Below are entries. Give back exactly the lines from the one containing "Recreate this image" through the one containing "0.0422, 0.038, 0.0363];", inclusive, without the pictures.

Entries with chart source code:

==*==

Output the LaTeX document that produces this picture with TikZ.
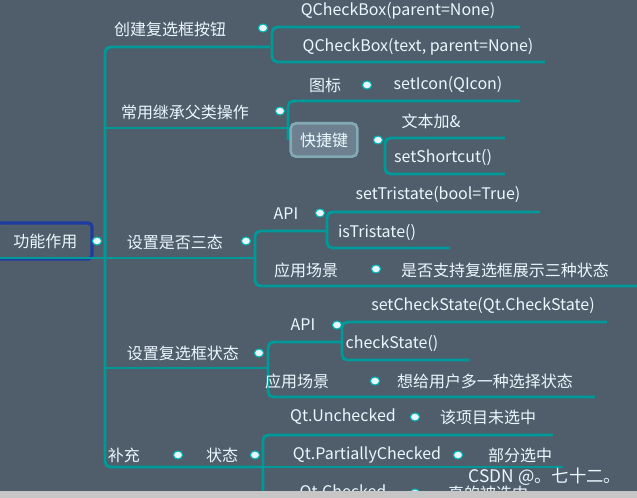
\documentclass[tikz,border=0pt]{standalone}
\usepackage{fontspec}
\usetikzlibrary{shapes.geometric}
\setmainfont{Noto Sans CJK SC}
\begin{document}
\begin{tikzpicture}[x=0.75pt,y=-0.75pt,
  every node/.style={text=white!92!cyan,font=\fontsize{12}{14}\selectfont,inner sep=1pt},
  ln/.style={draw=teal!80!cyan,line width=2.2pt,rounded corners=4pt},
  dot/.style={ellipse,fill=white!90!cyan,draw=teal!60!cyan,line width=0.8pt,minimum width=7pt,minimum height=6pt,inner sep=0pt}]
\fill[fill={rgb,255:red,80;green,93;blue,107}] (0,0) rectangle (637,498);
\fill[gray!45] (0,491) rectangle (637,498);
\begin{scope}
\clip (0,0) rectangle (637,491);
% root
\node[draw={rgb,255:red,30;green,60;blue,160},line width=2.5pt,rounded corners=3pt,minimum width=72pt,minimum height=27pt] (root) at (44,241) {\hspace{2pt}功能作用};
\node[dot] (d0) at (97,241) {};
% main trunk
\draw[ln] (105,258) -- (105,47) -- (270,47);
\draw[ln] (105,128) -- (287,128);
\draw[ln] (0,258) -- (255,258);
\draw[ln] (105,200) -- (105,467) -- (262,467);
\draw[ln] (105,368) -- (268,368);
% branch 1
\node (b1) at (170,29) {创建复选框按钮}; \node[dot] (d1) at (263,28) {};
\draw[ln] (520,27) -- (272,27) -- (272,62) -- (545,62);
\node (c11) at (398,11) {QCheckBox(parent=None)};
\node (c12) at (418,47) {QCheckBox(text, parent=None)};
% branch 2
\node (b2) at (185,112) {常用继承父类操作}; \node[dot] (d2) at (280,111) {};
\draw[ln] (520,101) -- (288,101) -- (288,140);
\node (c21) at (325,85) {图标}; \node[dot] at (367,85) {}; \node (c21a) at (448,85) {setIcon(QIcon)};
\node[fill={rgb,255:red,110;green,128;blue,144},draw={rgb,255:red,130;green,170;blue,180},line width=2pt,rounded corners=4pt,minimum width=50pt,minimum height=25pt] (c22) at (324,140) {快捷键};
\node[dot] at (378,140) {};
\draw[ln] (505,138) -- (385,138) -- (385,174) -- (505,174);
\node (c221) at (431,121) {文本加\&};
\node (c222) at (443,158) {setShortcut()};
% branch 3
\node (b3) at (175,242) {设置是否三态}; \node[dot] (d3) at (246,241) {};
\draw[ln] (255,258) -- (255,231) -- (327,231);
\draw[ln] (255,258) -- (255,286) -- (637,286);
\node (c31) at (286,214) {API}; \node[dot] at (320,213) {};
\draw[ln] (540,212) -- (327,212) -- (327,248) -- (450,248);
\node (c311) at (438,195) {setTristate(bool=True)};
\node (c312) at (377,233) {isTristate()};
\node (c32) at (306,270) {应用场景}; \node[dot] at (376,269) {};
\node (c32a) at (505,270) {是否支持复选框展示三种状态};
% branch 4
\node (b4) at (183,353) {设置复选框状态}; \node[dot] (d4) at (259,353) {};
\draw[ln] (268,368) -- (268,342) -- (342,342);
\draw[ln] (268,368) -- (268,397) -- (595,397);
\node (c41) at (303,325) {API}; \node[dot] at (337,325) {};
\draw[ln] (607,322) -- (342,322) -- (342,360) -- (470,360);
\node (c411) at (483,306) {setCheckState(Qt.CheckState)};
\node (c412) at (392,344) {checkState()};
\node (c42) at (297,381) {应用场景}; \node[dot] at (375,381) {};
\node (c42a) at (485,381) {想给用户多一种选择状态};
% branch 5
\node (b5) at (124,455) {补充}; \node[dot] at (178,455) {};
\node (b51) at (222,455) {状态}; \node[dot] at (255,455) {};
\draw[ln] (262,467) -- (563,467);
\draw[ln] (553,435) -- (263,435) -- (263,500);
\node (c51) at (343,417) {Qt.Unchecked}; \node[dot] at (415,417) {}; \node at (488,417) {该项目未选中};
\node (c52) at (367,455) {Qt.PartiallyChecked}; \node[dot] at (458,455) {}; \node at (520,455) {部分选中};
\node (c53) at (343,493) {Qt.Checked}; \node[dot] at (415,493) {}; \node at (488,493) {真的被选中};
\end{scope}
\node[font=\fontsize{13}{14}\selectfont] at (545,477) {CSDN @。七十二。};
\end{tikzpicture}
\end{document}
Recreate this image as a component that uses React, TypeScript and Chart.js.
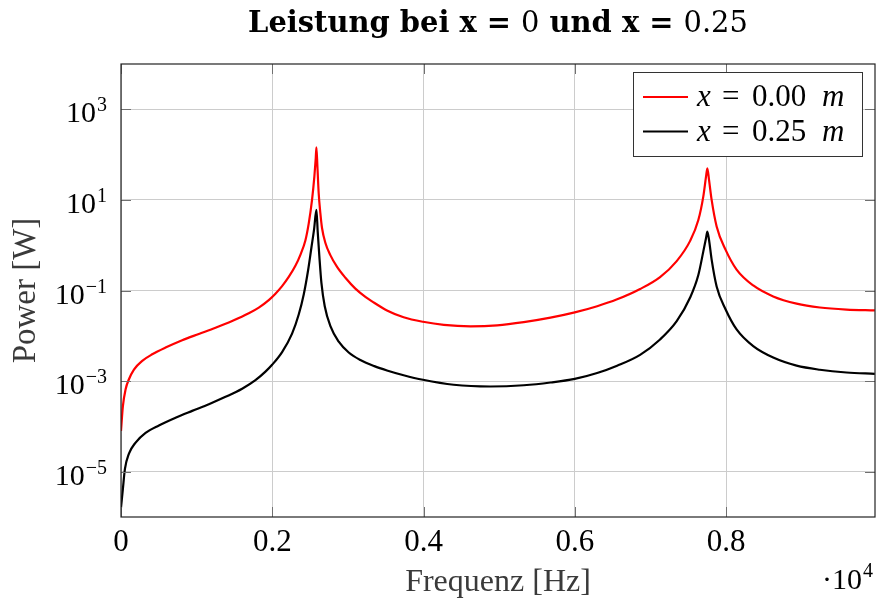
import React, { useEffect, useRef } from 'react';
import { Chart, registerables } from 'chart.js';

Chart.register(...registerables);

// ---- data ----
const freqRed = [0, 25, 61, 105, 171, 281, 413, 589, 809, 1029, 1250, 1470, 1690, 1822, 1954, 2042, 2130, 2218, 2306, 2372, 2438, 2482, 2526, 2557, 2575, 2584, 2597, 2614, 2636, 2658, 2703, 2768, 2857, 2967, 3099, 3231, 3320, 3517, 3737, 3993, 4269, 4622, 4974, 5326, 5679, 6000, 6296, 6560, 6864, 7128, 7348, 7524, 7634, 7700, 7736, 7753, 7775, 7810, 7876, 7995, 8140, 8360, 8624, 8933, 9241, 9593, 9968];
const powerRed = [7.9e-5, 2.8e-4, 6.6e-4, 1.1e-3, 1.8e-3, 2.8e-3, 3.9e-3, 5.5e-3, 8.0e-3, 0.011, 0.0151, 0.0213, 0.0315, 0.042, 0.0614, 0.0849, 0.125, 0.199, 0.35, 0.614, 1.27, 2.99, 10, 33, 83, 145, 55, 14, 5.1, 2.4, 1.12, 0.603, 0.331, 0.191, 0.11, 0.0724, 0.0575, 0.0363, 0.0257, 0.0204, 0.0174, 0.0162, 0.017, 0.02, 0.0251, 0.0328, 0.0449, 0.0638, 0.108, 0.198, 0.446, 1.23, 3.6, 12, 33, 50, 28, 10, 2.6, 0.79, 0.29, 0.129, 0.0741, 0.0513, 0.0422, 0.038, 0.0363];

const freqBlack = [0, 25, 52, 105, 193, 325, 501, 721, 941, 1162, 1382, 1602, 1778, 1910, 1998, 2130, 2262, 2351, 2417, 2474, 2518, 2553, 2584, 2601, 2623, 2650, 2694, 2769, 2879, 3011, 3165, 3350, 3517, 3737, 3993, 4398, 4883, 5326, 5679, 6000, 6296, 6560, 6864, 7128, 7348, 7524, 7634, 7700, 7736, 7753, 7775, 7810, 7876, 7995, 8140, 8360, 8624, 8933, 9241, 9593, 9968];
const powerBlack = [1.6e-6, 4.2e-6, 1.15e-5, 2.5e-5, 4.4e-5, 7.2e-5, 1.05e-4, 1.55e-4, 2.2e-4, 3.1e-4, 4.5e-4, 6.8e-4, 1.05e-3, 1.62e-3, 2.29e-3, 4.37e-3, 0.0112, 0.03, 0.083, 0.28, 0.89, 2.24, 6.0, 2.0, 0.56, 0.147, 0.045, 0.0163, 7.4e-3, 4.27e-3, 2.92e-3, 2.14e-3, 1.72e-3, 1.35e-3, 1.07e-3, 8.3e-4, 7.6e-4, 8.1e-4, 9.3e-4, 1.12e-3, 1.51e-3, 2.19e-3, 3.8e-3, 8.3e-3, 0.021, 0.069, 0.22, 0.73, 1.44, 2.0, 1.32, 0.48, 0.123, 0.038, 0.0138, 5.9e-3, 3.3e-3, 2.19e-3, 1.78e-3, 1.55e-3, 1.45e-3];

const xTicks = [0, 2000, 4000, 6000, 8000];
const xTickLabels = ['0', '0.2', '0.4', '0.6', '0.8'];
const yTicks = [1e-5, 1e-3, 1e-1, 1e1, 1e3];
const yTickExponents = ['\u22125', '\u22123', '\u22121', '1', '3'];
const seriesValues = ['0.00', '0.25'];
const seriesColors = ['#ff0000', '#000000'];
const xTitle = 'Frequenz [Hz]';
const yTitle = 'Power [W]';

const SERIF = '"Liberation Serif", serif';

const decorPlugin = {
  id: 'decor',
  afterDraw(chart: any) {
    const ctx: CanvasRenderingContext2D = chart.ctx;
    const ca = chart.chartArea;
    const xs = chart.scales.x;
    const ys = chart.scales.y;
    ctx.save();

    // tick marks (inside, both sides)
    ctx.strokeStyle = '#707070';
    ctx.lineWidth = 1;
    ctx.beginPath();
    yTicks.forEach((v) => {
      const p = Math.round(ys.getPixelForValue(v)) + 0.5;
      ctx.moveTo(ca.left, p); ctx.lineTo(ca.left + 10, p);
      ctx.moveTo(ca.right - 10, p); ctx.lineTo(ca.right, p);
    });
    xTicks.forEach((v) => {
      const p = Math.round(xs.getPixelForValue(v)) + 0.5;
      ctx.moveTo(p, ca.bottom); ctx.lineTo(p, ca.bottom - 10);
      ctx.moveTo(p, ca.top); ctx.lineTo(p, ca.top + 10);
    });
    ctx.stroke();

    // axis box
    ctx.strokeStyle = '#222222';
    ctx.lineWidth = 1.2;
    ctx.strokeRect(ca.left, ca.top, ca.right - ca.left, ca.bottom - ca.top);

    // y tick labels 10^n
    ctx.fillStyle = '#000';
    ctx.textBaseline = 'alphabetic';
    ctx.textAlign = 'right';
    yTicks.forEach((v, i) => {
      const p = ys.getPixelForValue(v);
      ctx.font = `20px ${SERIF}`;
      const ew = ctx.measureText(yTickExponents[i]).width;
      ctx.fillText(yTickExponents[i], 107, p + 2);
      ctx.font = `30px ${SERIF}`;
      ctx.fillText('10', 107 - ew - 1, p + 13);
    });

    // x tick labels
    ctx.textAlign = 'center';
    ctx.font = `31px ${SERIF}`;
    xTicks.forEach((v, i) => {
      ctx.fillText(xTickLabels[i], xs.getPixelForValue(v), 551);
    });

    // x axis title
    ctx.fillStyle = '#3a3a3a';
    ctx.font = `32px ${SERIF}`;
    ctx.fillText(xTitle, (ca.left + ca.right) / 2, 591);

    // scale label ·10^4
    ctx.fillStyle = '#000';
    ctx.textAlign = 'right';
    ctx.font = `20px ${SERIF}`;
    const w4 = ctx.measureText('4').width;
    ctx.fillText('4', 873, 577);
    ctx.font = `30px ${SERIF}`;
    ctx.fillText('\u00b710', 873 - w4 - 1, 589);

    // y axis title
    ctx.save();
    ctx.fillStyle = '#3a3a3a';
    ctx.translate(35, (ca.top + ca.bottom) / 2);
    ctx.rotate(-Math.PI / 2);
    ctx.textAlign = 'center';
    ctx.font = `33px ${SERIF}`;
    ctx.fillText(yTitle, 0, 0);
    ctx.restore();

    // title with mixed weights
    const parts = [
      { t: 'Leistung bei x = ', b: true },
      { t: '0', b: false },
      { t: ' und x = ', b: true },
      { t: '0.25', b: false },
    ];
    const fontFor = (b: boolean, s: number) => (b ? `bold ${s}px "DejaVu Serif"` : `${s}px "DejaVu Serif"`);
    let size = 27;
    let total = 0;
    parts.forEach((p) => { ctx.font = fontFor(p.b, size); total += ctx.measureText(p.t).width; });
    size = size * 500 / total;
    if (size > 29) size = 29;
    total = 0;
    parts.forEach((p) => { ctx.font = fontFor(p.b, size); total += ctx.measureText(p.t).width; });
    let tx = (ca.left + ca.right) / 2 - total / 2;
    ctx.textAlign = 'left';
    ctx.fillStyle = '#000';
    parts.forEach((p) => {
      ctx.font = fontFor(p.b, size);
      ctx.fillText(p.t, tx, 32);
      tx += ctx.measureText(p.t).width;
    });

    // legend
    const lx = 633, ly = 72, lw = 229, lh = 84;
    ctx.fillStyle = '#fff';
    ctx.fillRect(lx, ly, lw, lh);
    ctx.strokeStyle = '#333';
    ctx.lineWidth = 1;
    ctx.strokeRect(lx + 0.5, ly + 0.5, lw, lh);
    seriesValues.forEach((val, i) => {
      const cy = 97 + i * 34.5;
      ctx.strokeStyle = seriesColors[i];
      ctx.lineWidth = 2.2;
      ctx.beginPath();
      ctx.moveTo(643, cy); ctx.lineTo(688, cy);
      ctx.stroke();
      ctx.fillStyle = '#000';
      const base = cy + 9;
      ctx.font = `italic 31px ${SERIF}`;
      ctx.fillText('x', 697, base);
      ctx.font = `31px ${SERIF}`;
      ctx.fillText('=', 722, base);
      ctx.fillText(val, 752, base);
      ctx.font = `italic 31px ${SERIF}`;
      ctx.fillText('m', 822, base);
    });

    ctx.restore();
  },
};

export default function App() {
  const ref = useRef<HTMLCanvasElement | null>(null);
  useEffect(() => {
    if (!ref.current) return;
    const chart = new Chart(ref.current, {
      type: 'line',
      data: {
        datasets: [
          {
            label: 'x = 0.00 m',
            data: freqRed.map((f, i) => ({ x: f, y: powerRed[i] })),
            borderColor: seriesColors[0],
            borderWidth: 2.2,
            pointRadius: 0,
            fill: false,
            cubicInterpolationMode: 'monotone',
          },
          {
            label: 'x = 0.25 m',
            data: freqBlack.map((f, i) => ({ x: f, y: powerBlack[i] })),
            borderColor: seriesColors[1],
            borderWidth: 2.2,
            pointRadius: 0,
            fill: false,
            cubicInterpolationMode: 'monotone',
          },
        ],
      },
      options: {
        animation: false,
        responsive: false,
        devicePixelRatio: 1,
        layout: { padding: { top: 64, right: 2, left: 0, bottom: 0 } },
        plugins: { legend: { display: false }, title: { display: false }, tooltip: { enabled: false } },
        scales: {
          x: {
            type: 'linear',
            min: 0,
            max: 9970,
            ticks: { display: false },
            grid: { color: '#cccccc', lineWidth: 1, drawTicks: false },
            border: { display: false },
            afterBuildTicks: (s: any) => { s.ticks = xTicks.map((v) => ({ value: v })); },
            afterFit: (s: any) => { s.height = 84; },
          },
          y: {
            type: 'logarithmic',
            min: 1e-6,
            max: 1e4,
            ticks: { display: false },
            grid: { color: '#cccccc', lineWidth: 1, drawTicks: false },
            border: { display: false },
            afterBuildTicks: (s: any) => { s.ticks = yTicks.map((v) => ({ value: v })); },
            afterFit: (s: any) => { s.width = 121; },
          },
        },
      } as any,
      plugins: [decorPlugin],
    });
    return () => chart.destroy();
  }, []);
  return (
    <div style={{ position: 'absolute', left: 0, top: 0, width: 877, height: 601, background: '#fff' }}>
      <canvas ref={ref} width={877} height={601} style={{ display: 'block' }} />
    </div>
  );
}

==*==

-- WRITTEN ANSWER --
Recreate this image as a component that uses React, TypeScript and Chart.js.
import React, { useEffect, useRef } from 'react';
import { Chart, registerables } from 'chart.js';

Chart.register(...registerables);

// ---- data ----
const freqRed = [0, 25, 61, 105, 171, 281, 413, 589, 809, 1029, 1250, 1470, 1690, 1822, 1954, 2042, 2130, 2218, 2306, 2372, 2438, 2482, 2526, 2557, 2575, 2584, 2597, 2614, 2636, 2658, 2703, 2768, 2857, 2967, 3099, 3231, 3320, 3517, 3737, 3993, 4269, 4622, 4974, 5326, 5679, 6000, 6296, 6560, 6864, 7128, 7348, 7524, 7634, 7700, 7736, 7753, 7775, 7810, 7876, 7995, 8140, 8360, 8624, 8933, 9241, 9593, 9968];
const powerRed = [7.9e-5, 2.8e-4, 6.6e-4, 1.1e-3, 1.8e-3, 2.8e-3, 3.9e-3, 5.5e-3, 8.0e-3, 0.011, 0.0151, 0.0213, 0.0315, 0.042, 0.0614, 0.0849, 0.125, 0.199, 0.35, 0.614, 1.27, 2.99, 10, 33, 83, 145, 55, 14, 5.1, 2.4, 1.12, 0.603, 0.331, 0.191, 0.11, 0.0724, 0.0575, 0.0363, 0.0257, 0.0204, 0.0174, 0.0162, 0.017, 0.02, 0.0251, 0.0328, 0.0449, 0.0638, 0.108, 0.198, 0.446, 1.23, 3.6, 12, 33, 50, 28, 10, 2.6, 0.79, 0.29, 0.129, 0.0741, 0.0513, 0.0422, 0.038, 0.0363];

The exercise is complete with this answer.